Establish a Note Template
Create a simple template for your most common note type. For meeting notes, it might look like this:
A heading with the meeting name, followed by a line with the date, then subheadings for Attendees, Key Decisions, Action Items, and Notes. Under Action Items, use task list checkboxes.
Do Not Overformat
One of Markdown's strengths is that it encourages simplicity. If you find yourself fighting to get complex layouts in Markdown, that is a sign you might need a different tool for that particular content — perhaps a spreadsheet, a visual canvas, or a slide deck.

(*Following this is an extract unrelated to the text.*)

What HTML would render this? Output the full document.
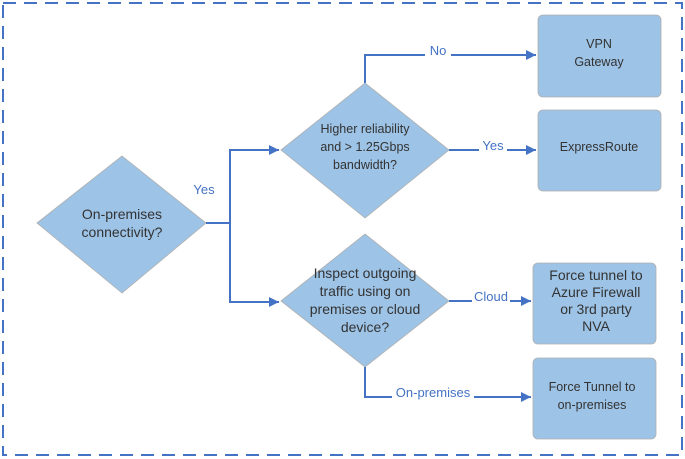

Which Apps Support Markdown?
Here is a quick overview:
- Obsidian — Built entirely on Markdown files stored locally.
- Notion — Supports Markdown input shortcuts and can export to Markdown.
- Bear — Uses an extended Markdown syntax natively.
- Typora — A dedicated Markdown editor with inline rendering.
- iA Writer — Clean Markdown writing environment.
- HackMD / HedgeDoc — Collaborative Markdown editing.
- VS Code — With extensions, becomes a powerful Markdown editor.
The Bottom Line
Markdown is not a notetaking app — it is a formatting language that makes your notes more portable, more durable, and faster to write. Whether you use it as your primary format or just as an export target, understanding Markdown basics is one of the most practical skills a notetaker can develop. The ten minutes it takes to learn will pay dividends for years.